(begin)

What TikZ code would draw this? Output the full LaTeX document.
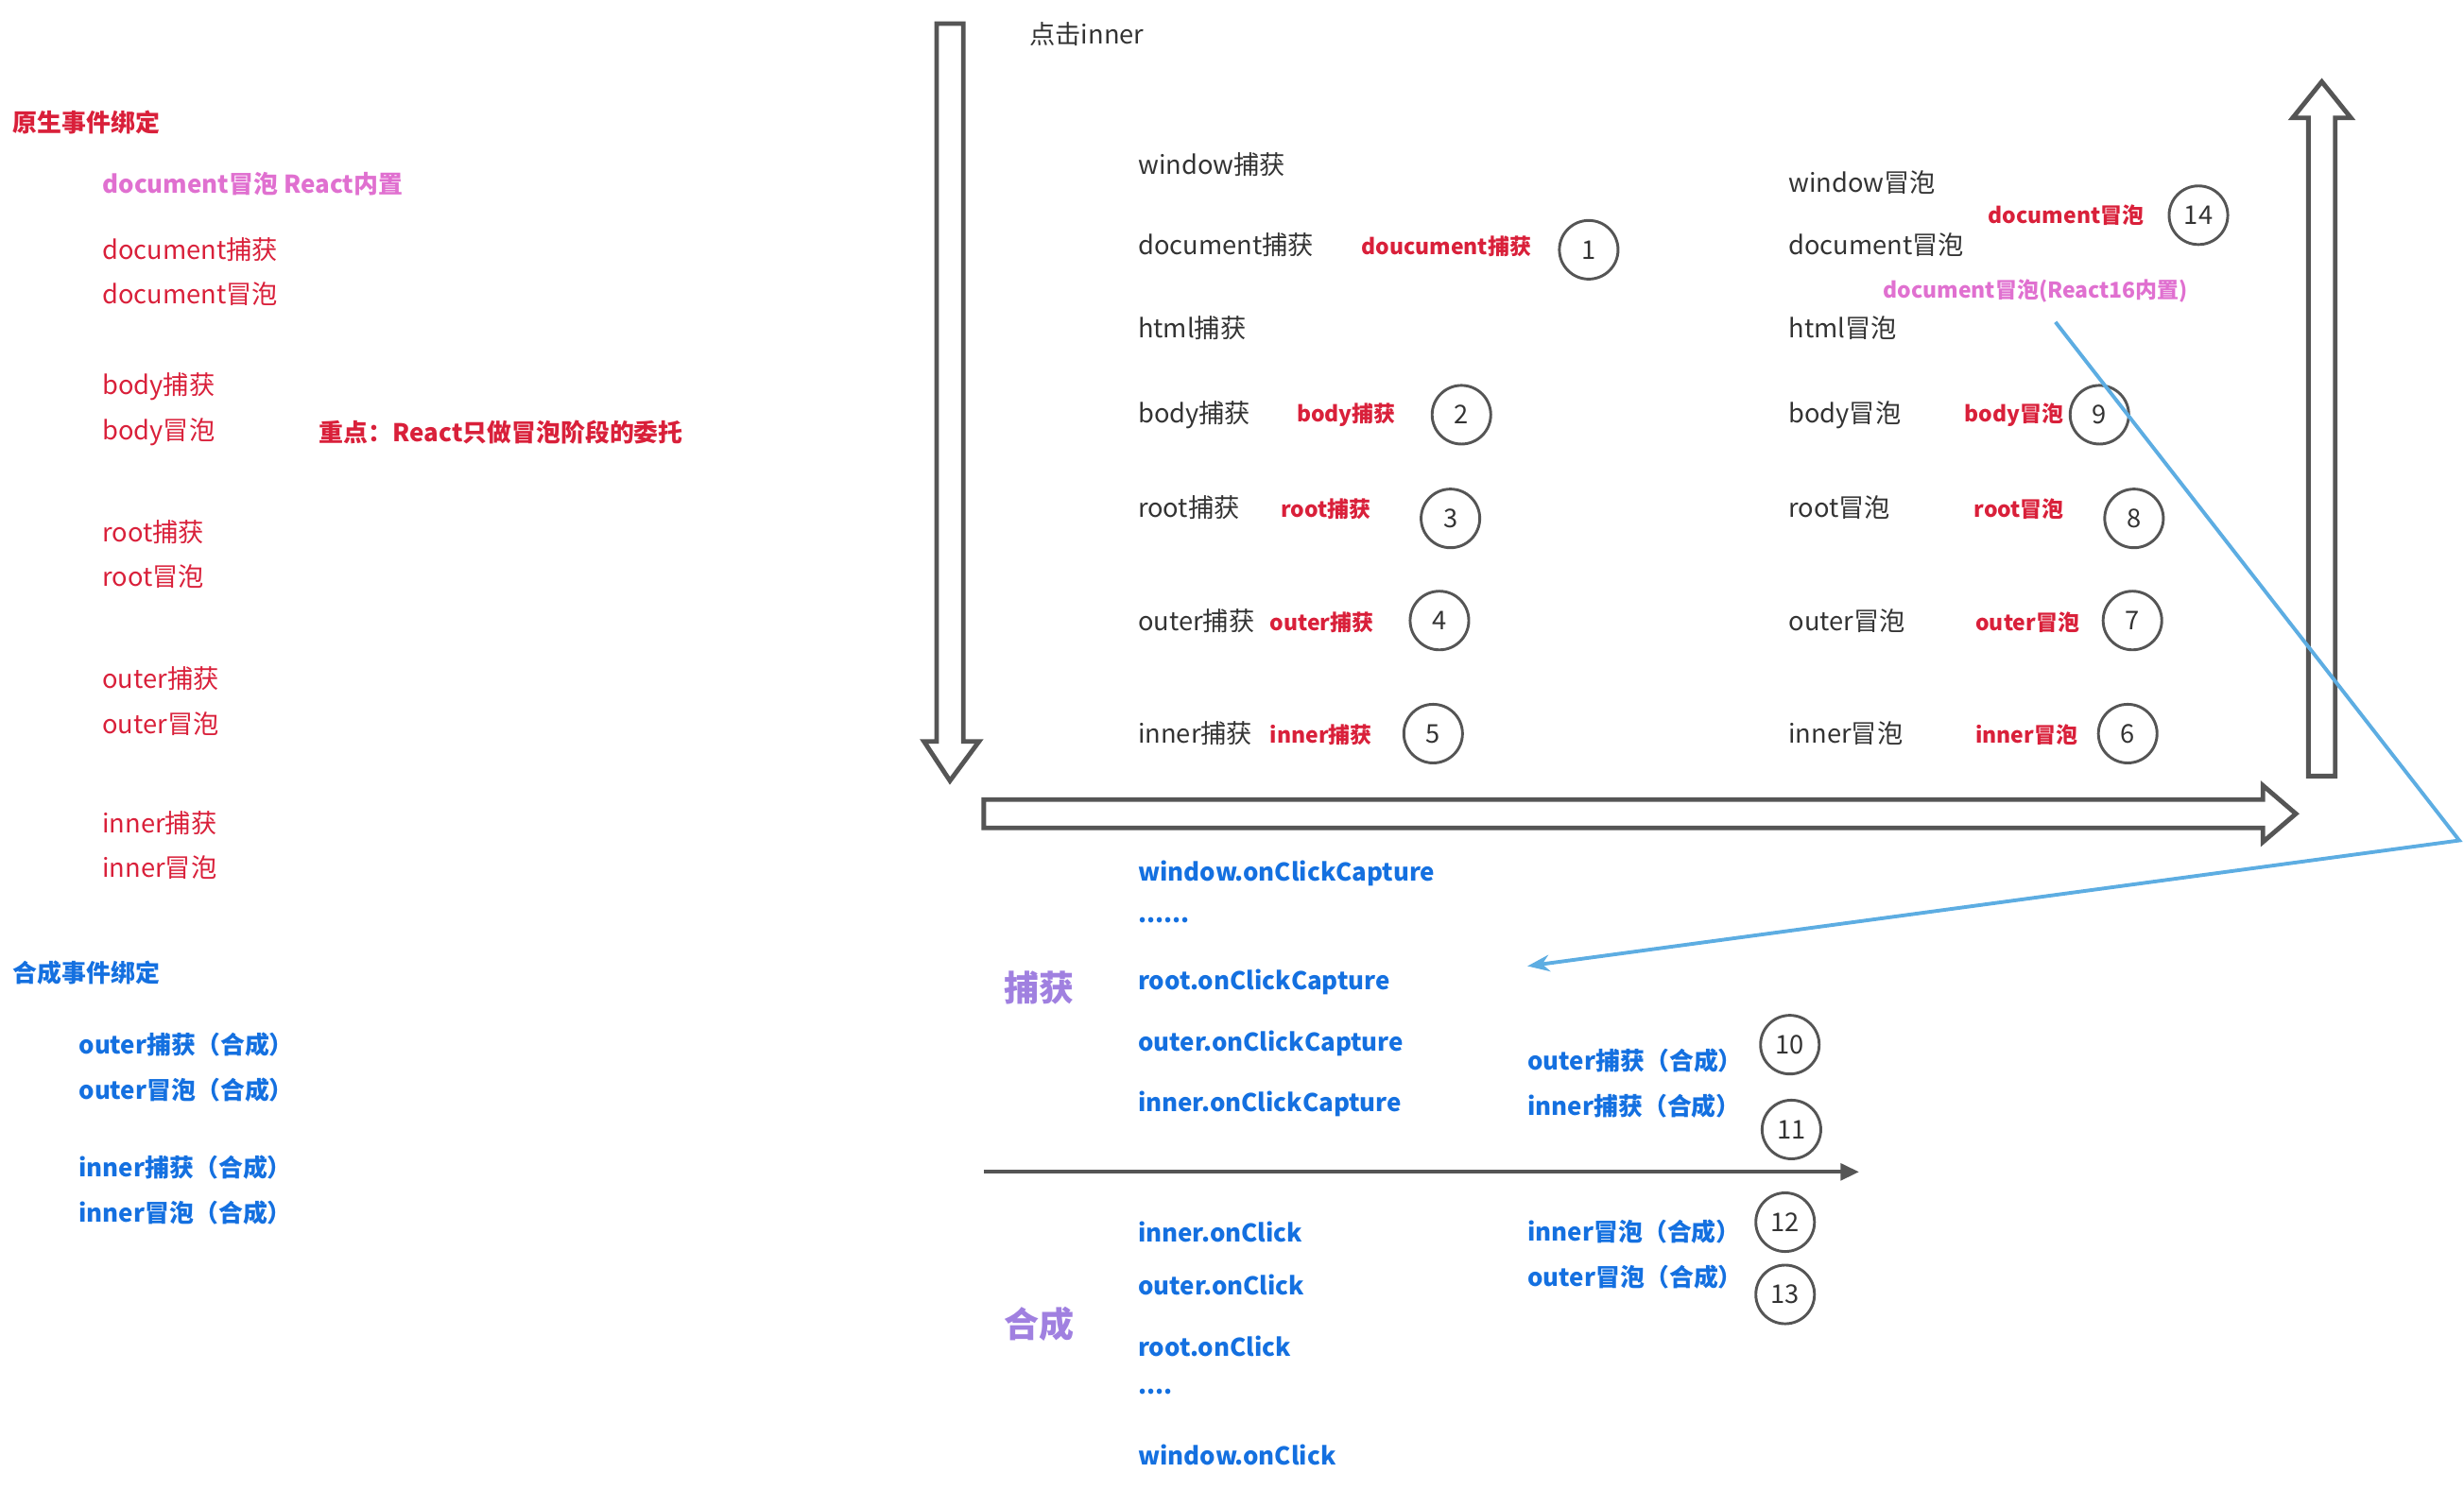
\documentclass[tikz,border=0pt]{standalone}
\usepackage{fontspec}
\setmainfont{Noto Sans CJK SC}
\usetikzlibrary{arrows.meta}
\definecolor{rd}{HTML}{D9203A}
\definecolor{bl}{HTML}{1470E0}
\definecolor{pk}{HTML}{E070D0}
\definecolor{pu}{HTML}{A080E0}
\definecolor{gr}{HTML}{333333}
\definecolor{ar}{HTML}{555555}
\definecolor{ln}{HTML}{5DADE2}
\tikzset{
 t/.style={anchor=west,inner sep=0pt,font=\fontsize{14}{16}\selectfont},
 g/.style={t,text=gr},
 r/.style={t,text=rd},
 rb/.style={t,text=rd,font=\fontsize{11.8}{14}\selectfont\bfseries},
 b/.style={t,text=bl,font=\fontsize{13.3}{16}\selectfont\bfseries},
 p/.style={t,text=pk,font=\fontsize{13.3}{16}\selectfont\bfseries},
 num/.style={circle,draw=ar,line width=1.5pt,minimum size=1.12cm,inner sep=0pt,text=gr,font=\fontsize{14}{16}\selectfont},
 hollow/.style={draw=ar,line width=2.5pt,fill=white,line join=miter}
}
\begin{document}
\begin{tikzpicture}[x=0.03cm,y=-0.03cm]
\useasboundingbox (0,0) rectangle (1568,948);
% left column
\node[t,text=rd,font=\fontsize{13.3}{16}\selectfont\bfseries] (h1) at (8,78) {原生事件绑定};
\node[p] (l0) at (65,117) {document冒泡 React内置};
\node[r] (l1) at (65,159) {document捕获};
\node[r] (l2) at (65,187) {document冒泡};
\node[r] (l3) at (65,246) {body捕获};
\node[r] (l4) at (65,275) {body冒泡};
\node[t,text=rd,font=\fontsize{13.3}{16}\selectfont\bfseries] (key) at (203,275) {重点：React只做冒泡阶段的委托};
\node[r] (l5) at (65,339) {root捕获};
\node[r] (l6) at (65,367) {root冒泡};
\node[r] (l7) at (65,432) {outer捕获};
\node[r] (l8) at (65,461) {outer冒泡};
\node[r] (l9) at (65,524) {inner捕获};
\node[r] (l10) at (65,552) {inner冒泡};
\node[b] (h2) at (8,619) {合成事件绑定};
\node[b] (s1) at (50,665) {outer捕获（合成）};
\node[b] (s2) at (50,694) {outer冒泡（合成）};
\node[b] (s3) at (50,743) {inner捕获（合成）};
\node[b] (s4) at (50,772) {inner冒泡（合成）};
% hollow arrows
\draw[hollow] (596,15) -- (613,15) -- (613,472) -- (623,472) -- (604.5,497) -- (588,472) -- (596,472) -- cycle;
\draw[hollow] (1469,494) -- (1486,494) -- (1486,75) -- (1496,75) -- (1477.5,52) -- (1459,75) -- (1469,75) -- cycle;
\draw[hollow] (626,509) -- (1440,509) -- (1440,500) -- (1461,518) -- (1440,536) -- (1440,527) -- (626,527) -- cycle;
\node[g] (click) at (655,22) {点击inner};
% capture column
\node[g] (c1) at (724,105) {window捕获};
\node[g] (c2) at (724,156) {document捕获};
\node[g] (c3) at (724,209) {html捕获};
\node[g] (c4) at (724,264) {body捕获};
\node[g] (c5) at (724,323) {root捕获};
\node[g] (c6) at (724,395) {outer捕获};
\node[g] (c7) at (724,467) {inner捕获};
\node[rb] (cr1) at (866,157) {doucument捕获};
\node[rb] (cr2) at (825,264) {body捕获};
\node[rb] (cr3) at (815,324) {root捕获};
\node[rb] (cr4) at (808,396) {outer捕获};
\node[rb] (cr5) at (808,468) {inner捕获};
\node[num] (n1) at (1011,159) {1};
\node[num] (n2) at (930,264) {2};
\node[num] (n3) at (923,330) {3};
\node[num] (n4) at (916,395) {4};
\node[num] (n5) at (912,467) {5};
% bubble column
\node[g] (u1) at (1138,116) {window冒泡};
\node[g] (u2) at (1138,156) {document冒泡};
\node[g] (u3) at (1138,209) {html冒泡};
\node[g] (u4) at (1138,264) {body冒泡};
\node[g] (u5) at (1138,323) {root冒泡};
\node[g] (u6) at (1138,395) {outer冒泡};
\node[g] (u7) at (1138,467) {inner冒泡};
\node[rb] (ur1) at (1265,137) {document冒泡};
\node[t,text=pk,font=\fontsize{11.8}{14}\selectfont\bfseries] (ur0) at (1198,185) {document冒泡(React16内置)};
\node[rb] (ur2) at (1250,264) {body冒泡};
\node[rb] (ur3) at (1256,324) {root冒泡};
\node[rb] (ur4) at (1257,396) {outer冒泡};
\node[rb] (ur5) at (1257,468) {inner冒泡};
\node[num] (n14) at (1399,137) {14};
\node[num] (n9) at (1336,264) {9};
\node[num] (n8) at (1358,330) {8};
\node[num] (n7) at (1357,395) {7};
\node[num] (n6) at (1354,467) {6};
% lower section
\node[t,text=pu,font=\fontsize{19}{22}\selectfont\bfseries] (cap) at (639,629) {捕获};
\node[t,text=pu,font=\fontsize{19}{22}\selectfont\bfseries] (syn) at (639,843) {合成};
\node[b] (w1) at (724,556) {window.onClickCapture};
\node[b] (w2) at (724,586) {......};
\node[b] (w3) at (724,625) {root.onClickCapture};
\node[b] (w4) at (724,664) {outer.onClickCapture};
\node[b] (w5) at (724,703) {inner.onClickCapture};
\node[b] (k1) at (724,784) {inner.onClick};
\node[b] (k2) at (724,818) {outer.onClick};
\node[b] (k3) at (724,857) {root.onClick};
\node[b] (k4) at (724,886) {....};
\node[b] (k5) at (724,926) {window.onClick};
\node[b] (m1) at (972,675) {outer捕获（合成）};
\node[b] (m2) at (972,704) {inner捕获（合成）};
\node[b] (m3) at (972,784) {inner冒泡（合成）};
\node[b] (m4) at (972,813) {outer冒泡（合成）};
\node[num] (n10) at (1139,665) {10};
\node[num] (n11) at (1140,719) {11};
\node[num] (n12) at (1136,778) {12};
\node[num] (n13) at (1136,824) {13};
\coordinate (la) at (626,746);
\coordinate (lb) at (1183,746);
\draw[ar,line width=2pt,-{Triangle[length=10pt,width=9pt]}] (la) -- (lb);
% blue connector
\coordinate (b0) at (1308,205);
\coordinate (b1) at (1565,535);
\coordinate (b2) at (972,615);
\draw[ln,line width=2pt,-{Stealth[length=12pt,width=9pt]}] (b0) -- (b1) -- (b2);
\end{tikzpicture}
\end{document}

(end)

* Exercise *
Quote the material in full and exactly; do not carry over its pictures.

* The answer *
What TikZ code would draw this? Output the full LaTeX document.
\documentclass[tikz,border=0pt]{standalone}
\usepackage{fontspec}
\setmainfont{Noto Sans CJK SC}
\usetikzlibrary{arrows.meta}
\definecolor{rd}{HTML}{D9203A}
\definecolor{bl}{HTML}{1470E0}
\definecolor{pk}{HTML}{E070D0}
\definecolor{pu}{HTML}{A080E0}
\definecolor{gr}{HTML}{333333}
\definecolor{ar}{HTML}{555555}
\definecolor{ln}{HTML}{5DADE2}
\tikzset{
 t/.style={anchor=west,inner sep=0pt,font=\fontsize{14}{16}\selectfont},
 g/.style={t,text=gr},
 r/.style={t,text=rd},
 rb/.style={t,text=rd,font=\fontsize{11.8}{14}\selectfont\bfseries},
 b/.style={t,text=bl,font=\fontsize{13.3}{16}\selectfont\bfseries},
 p/.style={t,text=pk,font=\fontsize{13.3}{16}\selectfont\bfseries},
 num/.style={circle,draw=ar,line width=1.5pt,minimum size=1.12cm,inner sep=0pt,text=gr,font=\fontsize{14}{16}\selectfont},
 hollow/.style={draw=ar,line width=2.5pt,fill=white,line join=miter}
}
\begin{document}
\begin{tikzpicture}[x=0.03cm,y=-0.03cm]
\useasboundingbox (0,0) rectangle (1568,948);
% left column
\node[t,text=rd,font=\fontsize{13.3}{16}\selectfont\bfseries] (h1) at (8,78) {原生事件绑定};
\node[p] (l0) at (65,117) {document冒泡 React内置};
\node[r] (l1) at (65,159) {document捕获};
\node[r] (l2) at (65,187) {document冒泡};
\node[r] (l3) at (65,246) {body捕获};
\node[r] (l4) at (65,275) {body冒泡};
\node[t,text=rd,font=\fontsize{13.3}{16}\selectfont\bfseries] (key) at (203,275) {重点：React只做冒泡阶段的委托};
\node[r] (l5) at (65,339) {root捕获};
\node[r] (l6) at (65,367) {root冒泡};
\node[r] (l7) at (65,432) {outer捕获};
\node[r] (l8) at (65,461) {outer冒泡};
\node[r] (l9) at (65,524) {inner捕获};
\node[r] (l10) at (65,552) {inner冒泡};
\node[b] (h2) at (8,619) {合成事件绑定};
\node[b] (s1) at (50,665) {outer捕获（合成）};
\node[b] (s2) at (50,694) {outer冒泡（合成）};
\node[b] (s3) at (50,743) {inner捕获（合成）};
\node[b] (s4) at (50,772) {inner冒泡（合成）};
% hollow arrows
\draw[hollow] (596,15) -- (613,15) -- (613,472) -- (623,472) -- (604.5,497) -- (588,472) -- (596,472) -- cycle;
\draw[hollow] (1469,494) -- (1486,494) -- (1486,75) -- (1496,75) -- (1477.5,52) -- (1459,75) -- (1469,75) -- cycle;
\draw[hollow] (626,509) -- (1440,509) -- (1440,500) -- (1461,518) -- (1440,536) -- (1440,527) -- (626,527) -- cycle;
\node[g] (click) at (655,22) {点击inner};
% capture column
\node[g] (c1) at (724,105) {window捕获};
\node[g] (c2) at (724,156) {document捕获};
\node[g] (c3) at (724,209) {html捕获};
\node[g] (c4) at (724,264) {body捕获};
\node[g] (c5) at (724,323) {root捕获};
\node[g] (c6) at (724,395) {outer捕获};
\node[g] (c7) at (724,467) {inner捕获};
\node[rb] (cr1) at (866,157) {doucument捕获};
\node[rb] (cr2) at (825,264) {body捕获};
\node[rb] (cr3) at (815,324) {root捕获};
\node[rb] (cr4) at (808,396) {outer捕获};
\node[rb] (cr5) at (808,468) {inner捕获};
\node[num] (n1) at (1011,159) {1};
\node[num] (n2) at (930,264) {2};
\node[num] (n3) at (923,330) {3};
\node[num] (n4) at (916,395) {4};
\node[num] (n5) at (912,467) {5};
% bubble column
\node[g] (u1) at (1138,116) {window冒泡};
\node[g] (u2) at (1138,156) {document冒泡};
\node[g] (u3) at (1138,209) {html冒泡};
\node[g] (u4) at (1138,264) {body冒泡};
\node[g] (u5) at (1138,323) {root冒泡};
\node[g] (u6) at (1138,395) {outer冒泡};
\node[g] (u7) at (1138,467) {inner冒泡};
\node[rb] (ur1) at (1265,137) {document冒泡};
\node[t,text=pk,font=\fontsize{11.8}{14}\selectfont\bfseries] (ur0) at (1198,185) {document冒泡(React16内置)};
\node[rb] (ur2) at (1250,264) {body冒泡};
\node[rb] (ur3) at (1256,324) {root冒泡};
\node[rb] (ur4) at (1257,396) {outer冒泡};
\node[rb] (ur5) at (1257,468) {inner冒泡};
\node[num] (n14) at (1399,137) {14};
\node[num] (n9) at (1336,264) {9};
\node[num] (n8) at (1358,330) {8};
\node[num] (n7) at (1357,395) {7};
\node[num] (n6) at (1354,467) {6};
% lower section
\node[t,text=pu,font=\fontsize{19}{22}\selectfont\bfseries] (cap) at (639,629) {捕获};
\node[t,text=pu,font=\fontsize{19}{22}\selectfont\bfseries] (syn) at (639,843) {合成};
\node[b] (w1) at (724,556) {window.onClickCapture};
\node[b] (w2) at (724,586) {......};
\node[b] (w3) at (724,625) {root.onClickCapture};
\node[b] (w4) at (724,664) {outer.onClickCapture};
\node[b] (w5) at (724,703) {inner.onClickCapture};
\node[b] (k1) at (724,784) {inner.onClick};
\node[b] (k2) at (724,818) {outer.onClick};
\node[b] (k3) at (724,857) {root.onClick};
\node[b] (k4) at (724,886) {....};
\node[b] (k5) at (724,926) {window.onClick};
\node[b] (m1) at (972,675) {outer捕获（合成）};
\node[b] (m2) at (972,704) {inner捕获（合成）};
\node[b] (m3) at (972,784) {inner冒泡（合成）};
\node[b] (m4) at (972,813) {outer冒泡（合成）};
\node[num] (n10) at (1139,665) {10};
\node[num] (n11) at (1140,719) {11};
\node[num] (n12) at (1136,778) {12};
\node[num] (n13) at (1136,824) {13};
\coordinate (la) at (626,746);
\coordinate (lb) at (1183,746);
\draw[ar,line width=2pt,-{Triangle[length=10pt,width=9pt]}] (la) -- (lb);
% blue connector
\coordinate (b0) at (1308,205);
\coordinate (b1) at (1565,535);
\coordinate (b2) at (972,615);
\draw[ln,line width=2pt,-{Stealth[length=12pt,width=9pt]}] (b0) -- (b1) -- (b2);
\end{tikzpicture}
\end{document}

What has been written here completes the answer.